Regulators must shine light on 'shadow banking'

In a Telegraph column, Lord Turner, head of the the UK's Financial Services Authority and member of the Financial Stability Board, calls for regulators to shine light on 'shadow banking'.

He proposes that regulators can do this by
considering five categories of further reforms focused specifically on shadow banking risks.  
The first category covers the risks shadow banking can pose to banks themselves. We need to ensure appropriate rules on consolidation of off-balance sheet exposures and appropriate capital regulation relating to bank exposures to non-bank financial institutions.  
The second is focused on money market funds. The working assumption is that if a money market fund promises to investors a constant net asset value, then it looks like a bank and quacks like a bank, and ought to be subject to bank-like liquidity and capital constraints, or to other regulatory rules which have equivalent economic effect.  
The third relates to the incentive problems inherent to the “originate and distribute” model. We need to ensure we are enforcing enough “skin-in-the-game” (and on a common enough basis across the world) to ensure strong incentives for good credit underwriting.  
The fourth stream of work is looking at other categories of firm, apart from money market funds, involved in shadow banking activities. It will identify where leverage and maturity transformation could enter the non-bank credit system, and propose appropriate controls if required.  
The fifth is focused not on specific institutions but on the complex web of secured funding markets – repo, prime broker finance, securities lending and cash collateral reinvestment – which interconnects commercial banks, broker dealers, asset managers, money market funds and hedge funds.  
There is a strong argument in principle that we should regulate “haircut” and margin practices in some of these markets, imposing minimum requirements that could constrain excessive exuberance in boom years. We need to consider carefully the options to achieve that objective.  
This reform programme, along with other relevant policy changes already in hand, will help to guard against the re-emergence of shadow banking risks. It is essential we maintain momentum and are adequately radical, not least because 10 years before the 2008 crisis we had a wake-up call but failed to respond adequately.
It is quite remarkable that Mr. Turner can call for shining light on 'shadow banking' and suggest five areas for reform without calling for transparency.
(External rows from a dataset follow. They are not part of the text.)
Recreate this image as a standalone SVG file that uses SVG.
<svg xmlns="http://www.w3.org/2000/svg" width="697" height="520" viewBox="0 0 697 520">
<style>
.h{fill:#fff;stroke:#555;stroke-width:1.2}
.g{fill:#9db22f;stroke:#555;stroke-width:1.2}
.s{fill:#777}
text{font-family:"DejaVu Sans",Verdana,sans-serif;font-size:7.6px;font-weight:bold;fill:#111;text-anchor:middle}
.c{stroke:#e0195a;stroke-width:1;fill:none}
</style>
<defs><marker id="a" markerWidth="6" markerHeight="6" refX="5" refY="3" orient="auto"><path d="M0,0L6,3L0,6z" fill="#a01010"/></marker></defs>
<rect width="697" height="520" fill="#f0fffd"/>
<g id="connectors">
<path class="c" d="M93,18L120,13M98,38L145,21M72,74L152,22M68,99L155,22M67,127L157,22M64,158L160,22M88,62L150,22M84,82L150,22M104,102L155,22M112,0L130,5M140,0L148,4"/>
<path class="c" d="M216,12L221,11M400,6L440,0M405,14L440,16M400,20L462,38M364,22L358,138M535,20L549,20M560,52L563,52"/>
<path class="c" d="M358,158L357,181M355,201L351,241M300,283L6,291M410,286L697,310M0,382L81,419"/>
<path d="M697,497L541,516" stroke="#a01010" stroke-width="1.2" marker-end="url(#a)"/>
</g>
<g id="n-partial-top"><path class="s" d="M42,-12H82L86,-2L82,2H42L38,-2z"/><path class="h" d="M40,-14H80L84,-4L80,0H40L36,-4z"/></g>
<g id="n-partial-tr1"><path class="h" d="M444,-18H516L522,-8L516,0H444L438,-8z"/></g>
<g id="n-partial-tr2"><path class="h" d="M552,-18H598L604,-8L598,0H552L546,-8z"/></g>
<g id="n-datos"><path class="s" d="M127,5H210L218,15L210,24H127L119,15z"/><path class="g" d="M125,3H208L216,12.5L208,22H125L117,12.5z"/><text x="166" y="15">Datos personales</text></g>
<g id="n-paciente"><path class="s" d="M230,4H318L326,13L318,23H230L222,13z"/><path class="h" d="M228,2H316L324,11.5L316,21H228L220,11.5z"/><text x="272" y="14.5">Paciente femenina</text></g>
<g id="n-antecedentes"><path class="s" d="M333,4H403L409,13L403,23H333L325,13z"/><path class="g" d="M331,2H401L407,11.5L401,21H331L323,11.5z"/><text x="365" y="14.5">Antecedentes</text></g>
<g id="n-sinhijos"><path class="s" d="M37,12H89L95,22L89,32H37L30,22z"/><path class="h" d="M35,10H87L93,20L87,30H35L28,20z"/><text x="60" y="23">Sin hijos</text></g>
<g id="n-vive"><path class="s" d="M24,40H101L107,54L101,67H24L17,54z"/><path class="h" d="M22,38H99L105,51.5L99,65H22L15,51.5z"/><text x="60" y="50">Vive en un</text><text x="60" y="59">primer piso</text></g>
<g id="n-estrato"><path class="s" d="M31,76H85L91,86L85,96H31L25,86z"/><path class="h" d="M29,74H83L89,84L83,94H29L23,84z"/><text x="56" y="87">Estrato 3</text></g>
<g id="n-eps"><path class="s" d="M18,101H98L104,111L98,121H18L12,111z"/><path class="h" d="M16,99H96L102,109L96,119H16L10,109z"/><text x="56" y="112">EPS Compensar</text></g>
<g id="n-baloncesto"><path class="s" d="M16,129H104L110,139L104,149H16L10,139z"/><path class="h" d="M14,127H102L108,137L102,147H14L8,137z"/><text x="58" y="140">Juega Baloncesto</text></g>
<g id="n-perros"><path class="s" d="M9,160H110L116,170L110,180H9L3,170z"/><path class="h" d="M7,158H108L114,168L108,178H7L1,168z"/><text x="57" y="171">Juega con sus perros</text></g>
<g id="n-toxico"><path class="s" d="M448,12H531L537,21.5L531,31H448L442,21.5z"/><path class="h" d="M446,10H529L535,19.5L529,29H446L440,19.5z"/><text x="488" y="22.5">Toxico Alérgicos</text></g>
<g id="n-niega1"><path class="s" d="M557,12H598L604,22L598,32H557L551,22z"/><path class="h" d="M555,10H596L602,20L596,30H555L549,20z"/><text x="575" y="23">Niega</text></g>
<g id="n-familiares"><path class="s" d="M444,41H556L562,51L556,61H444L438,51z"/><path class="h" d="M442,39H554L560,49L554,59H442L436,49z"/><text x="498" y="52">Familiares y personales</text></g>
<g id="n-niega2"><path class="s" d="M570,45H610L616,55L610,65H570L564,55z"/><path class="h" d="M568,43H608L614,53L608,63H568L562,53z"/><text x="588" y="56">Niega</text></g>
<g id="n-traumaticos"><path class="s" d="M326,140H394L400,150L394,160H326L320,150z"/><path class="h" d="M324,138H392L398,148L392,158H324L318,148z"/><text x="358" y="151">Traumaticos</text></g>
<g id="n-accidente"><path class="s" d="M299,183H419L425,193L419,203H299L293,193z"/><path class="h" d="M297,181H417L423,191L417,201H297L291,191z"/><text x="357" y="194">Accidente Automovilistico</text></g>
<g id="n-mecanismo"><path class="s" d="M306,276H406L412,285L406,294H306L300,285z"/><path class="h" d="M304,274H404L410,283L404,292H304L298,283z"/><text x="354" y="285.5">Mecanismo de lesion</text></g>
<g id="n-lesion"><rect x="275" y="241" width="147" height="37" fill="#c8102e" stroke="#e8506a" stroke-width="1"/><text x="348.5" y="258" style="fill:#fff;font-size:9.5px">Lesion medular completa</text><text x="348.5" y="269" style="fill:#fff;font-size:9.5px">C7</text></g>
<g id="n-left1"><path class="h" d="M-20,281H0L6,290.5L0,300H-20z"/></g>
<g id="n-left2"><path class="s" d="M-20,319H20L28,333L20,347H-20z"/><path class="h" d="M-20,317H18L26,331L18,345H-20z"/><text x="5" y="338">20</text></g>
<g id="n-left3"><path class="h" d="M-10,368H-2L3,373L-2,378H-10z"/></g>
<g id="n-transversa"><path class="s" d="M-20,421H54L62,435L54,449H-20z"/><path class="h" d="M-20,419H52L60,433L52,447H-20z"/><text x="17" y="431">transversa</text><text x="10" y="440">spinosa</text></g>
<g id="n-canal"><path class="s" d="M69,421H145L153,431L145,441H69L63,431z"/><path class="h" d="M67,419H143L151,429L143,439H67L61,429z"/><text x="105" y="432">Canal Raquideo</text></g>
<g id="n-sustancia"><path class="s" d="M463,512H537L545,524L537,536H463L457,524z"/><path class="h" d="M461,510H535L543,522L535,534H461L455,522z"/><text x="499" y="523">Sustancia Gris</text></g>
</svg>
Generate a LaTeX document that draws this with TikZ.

In fact, Mr. Turner's suggested reforms highlight what the Bank of England's Andrew Haldane called the 'Tower of Basel' problem.  This problem was addressing complexity in the financial system with further complexity.
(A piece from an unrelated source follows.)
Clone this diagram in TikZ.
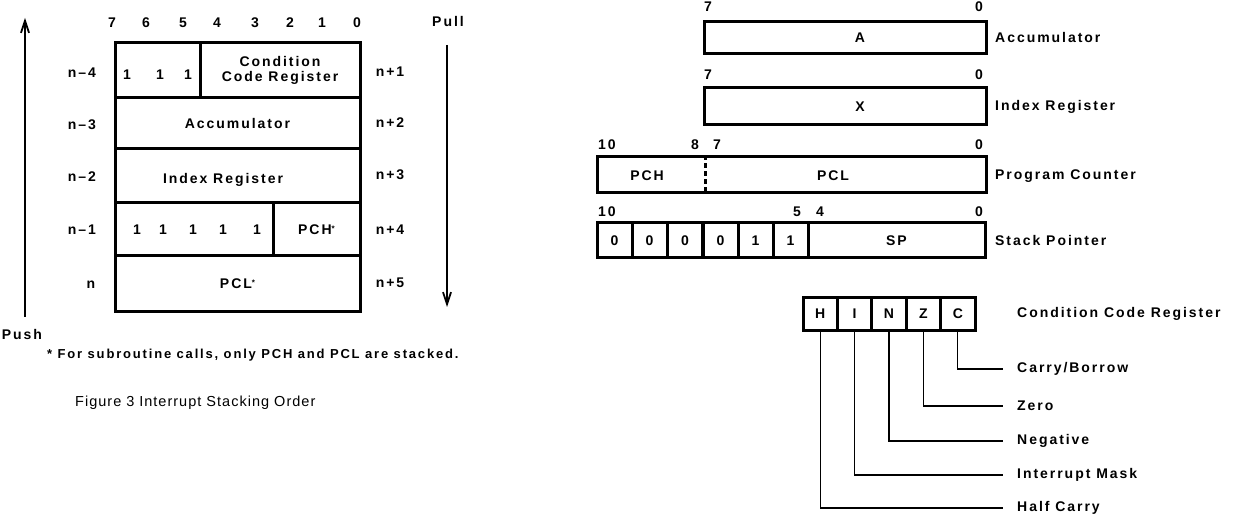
\documentclass[tikz,border=0pt]{standalone}
\usepackage{fontspec}
\setmainfont{Liberation Sans}[LetterSpace=14, BoldFont={Liberation Sans Bold}]
\newfontfamily\capfont{Liberation Sans}[LetterSpace=7]
\usetikzlibrary{arrows.meta}
\tikzset{
  reg/.style={draw, line width=3pt, inner sep=0pt, rectangle},
  txt/.style={inner sep=0pt, font=\fontsize{14}{16}\selectfont\bfseries},
  small/.style={inner sep=0pt, font=\fontsize{13}{15}\selectfont\bfseries},
  captxt/.style={inner sep=0pt, font=\fontsize{14.5}{16}\capfont},
  wire/.style={line width=1.2pt},
  flow/.style={line width=1.8pt, -{Straight Barb[length=12pt,width=8pt,line width=1.8pt]}}
}
\begin{document}
\begin{tikzpicture}[x=1pt,y=-1pt]
\useasboundingbox (0,0) rectangle (1240,518);
% ---------- left: stacking order ----------
\node[reg, minimum width=85pt, minimum height=55pt] (r1a) at (157.5,70.5) {};
\node[reg, minimum width=160pt, minimum height=55pt, align=center, txt] (r1b) at (280,70.5) {Condition\\[-1pt]Code Register};
\node[reg, minimum width=245pt, minimum height=51pt, txt] (r2) at (237.5,123.5) {Accumulator};
\node[reg, minimum width=245pt, minimum height=54pt] (r3) at (237.5,176) {};
\node[reg, minimum width=158pt, minimum height=53pt] (r4a) at (194,229.5) {};
\node[reg, minimum width=87pt, minimum height=53pt, txt] (r4b) at (316.5,229.5) {PCH\raisebox{3pt}{\fontsize{8}{8}\selectfont *}};
\node[reg, minimum width=245pt, minimum height=56pt, txt] (r5) at (237.5,284) {PCL\raisebox{3pt}{\fontsize{8}{8}\selectfont *}};
\node[txt] (ixr) at (223,180) {Index Register};
\foreach \x [count=\i] in {127,160,188} \node[txt] (oa\i) at (\x,75) {1};
\foreach \x [count=\i] in {137,163,193,223,257} \node[txt] (ob\i) at (\x,230) {1};
\foreach \b/\x in {7/112,6/146,5/183,4/217,3/255,2/290,1/322,0/357}
  \node[txt] (bit\b) at (\x,23) {\b};
\node[txt] (lm4) at (82,73) {n–4};
\node[txt] (lm3) at (82,125) {n–3};
\node[txt] (lm2) at (82,177) {n–2};
\node[txt] (lm1) at (82,230) {n–1};
\node[txt] (lm0) at (91,285) {n};
\node[txt] (lp1) at (390,72) {n+1};
\node[txt] (lp2) at (390,123) {n+2};
\node[txt] (lp3) at (390,175) {n+3};
\node[txt] (lp4) at (390,230) {n+4};
\node[txt] (lp5) at (390,283) {n+5};
\coordinate (pushbot) at (25,317);
\coordinate (pushtop) at (25,18);
\draw[flow] (pushbot) -- (pushtop);
\node[txt] (push) at (22,334) {Push};
\coordinate (pulltop) at (447,45);
\coordinate (pullbot) at (447,307);
\draw[flow] (pulltop) -- (pullbot);
\node[txt] (pull) at (448,22) {Pull};
\node[small, anchor=west] (note) at (47,355) {* For subroutine calls, only PCH and PCL are stacked.};
\node[captxt, anchor=west] (cap) at (75,403) {Figure 3\,\,Interrupt Stacking Order};
% ---------- right: programming model ----------
\node[reg, minimum width=282pt, minimum height=32pt, txt] (A) at (845,38) {\hspace{30pt}A};
\node[reg, minimum width=282pt, minimum height=37pt, txt] (X) at (845,106.5) {\hspace{30pt}X};
\node[reg, minimum width=389pt, minimum height=36pt] (PC) at (791.5,175) {};
\coordinate (div) at (705,0);
\draw[line width=3pt, dash pattern=on 5pt off 3pt] (PC.north -| div) -- (PC.south -| div);
\node[txt] (pch) at (647,176) {PCH};
\node[txt] (pcl) at (833,176) {PCL};
\foreach \v/\x [count=\i] in {0/614.5,0/649.5,0/685,0/720.5,1/755.5,1/790.5}
  \node[reg, minimum width=35pt, minimum height=35pt, txt] (s\i) at (\x,240.5) {\v};
\node[reg, minimum width=177pt, minimum height=35pt, txt] (sp) at (896.5,240.5) {SP};
% bit numbers
\node[txt] (a7) at (708,7) {7};
\node[txt] (a0) at (979,7) {0};
\node[txt] (x7) at (708,75) {7};
\node[txt] (x0) at (979,75) {0};
\node[txt] (p10) at (607,145) {10};
\node[txt] (p8) at (695,145) {8};
\node[txt] (p7) at (717,145) {7};
\node[txt] (p0) at (979,145) {0};
\node[txt] (q10) at (607,212) {10};
\node[txt] (q5) at (797,212) {5};
\node[txt] (q4) at (820,212) {4};
\node[txt] (q0) at (979,212) {0};
% register names
\node[txt, anchor=west] (nA) at (995,38) {Accumulator};
\node[txt, anchor=west] (nX) at (995,107) {Index Register};
\node[txt, anchor=west] (nPC) at (995,176) {Program Counter};
\node[txt, anchor=west] (nSP) at (995,240) {Stack Pointer};
% condition code register
\foreach \n/\x in {H/820.2,I/854.6,N/889,Z/923.4,C/957.8}
  \node[reg, minimum width=34.4pt, minimum height=33pt, txt] (c\n) at (\x,314) {\n};
\node[txt, anchor=west] (nCCR) at (1017,314) {Condition Code Register};
\node[txt, anchor=west] (fC) at (1017,369) {Carry/Borrow};
\node[txt, anchor=west] (fZ) at (1017,406) {Zero};
\node[txt, anchor=west] (fN) at (1017,441) {Negative};
\node[txt, anchor=west] (fI) at (1017,475) {Interrupt Mask};
\node[txt, anchor=west] (fH) at (1017,508) {Half Carry};
\foreach \n in {C,Z,N,I,H}
  \draw[wire] (c\n.south) |- ([xshift=-14pt]f\n.west);
\end{tikzpicture}
\end{document}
Mr. Haldane called for not substituting mountains of regulations and regulators for the market where there were far simpler solutions that clearly fell in the category of 'less is more'.

Imagine that Mr. Turner has called for actually bringing transparency to 'shadow banking', rather than leaving 'shadow banking' in the shadows surrounded by so many rules that it is even more opaque than it currently is.  What would this have involved.

For structured finance securities, transparency requires that all activities, like a payment or default, involving the collateral backing an individual security are reported to all market participants before the beginning of the next business day.  This is the current information market participants need to value these 'opaque' securities and know what they own.

For financial institutions, transparency requires that banks disclose on an on-going basis, say before the beginning of the next business day, their current global asset, liability and off-balance sheet exposure details.   This is the current information market participants need to independently assess the risk of each 'black box' bank and to adjust their exposure to each bank based on this assessment.

Let's look at the impact of transparency on his proposed reforms.

Transparency eliminates the need for bank rules on consolidation or capital requirements for exposures.  With transparency, market participants can assess the risk of these exposures and exert market discipline to restrain the amount of each bank's exposure.

Transparency eliminates the need for money funds to have liquidity or capital constraints.  If money funds have to disclose their investments at the end of every business day, market participants can exert discipline on those funds that take on risk that threatens a constant net asset value.

Transparency eliminates the need for 'skin in the game' to enforce good underwriting standards.  With transparency, market participants can see exactly what underwriting standards were used and exactly how risky the loans are.

This allows the investor to chose their investment based on their risk/return preferences.  For example, some investors will want 'prime' loans and other investors will want 'sub-prime' loans.

Transparency reveals the complex web of interconnections in the financial system.  More importantly, it provides market participants with the information they need to assess the riskiness of each of their exposures.

Investors know that they are not going to be bailed out so investors adjust the amount of each of their exposures to what they can afford to lose based on the riskiness of the exposure.  It is this adjustment that ends the risk of contagion.

Finally, transparency ends any need for regulators to think about applying 'haircuts' or margin requirements in the secured funding market.  With access to all the useful, relevant information for assessing the risk of the borrower, market participants are fully capable of determining the appropriate 'haircut' for secured lending.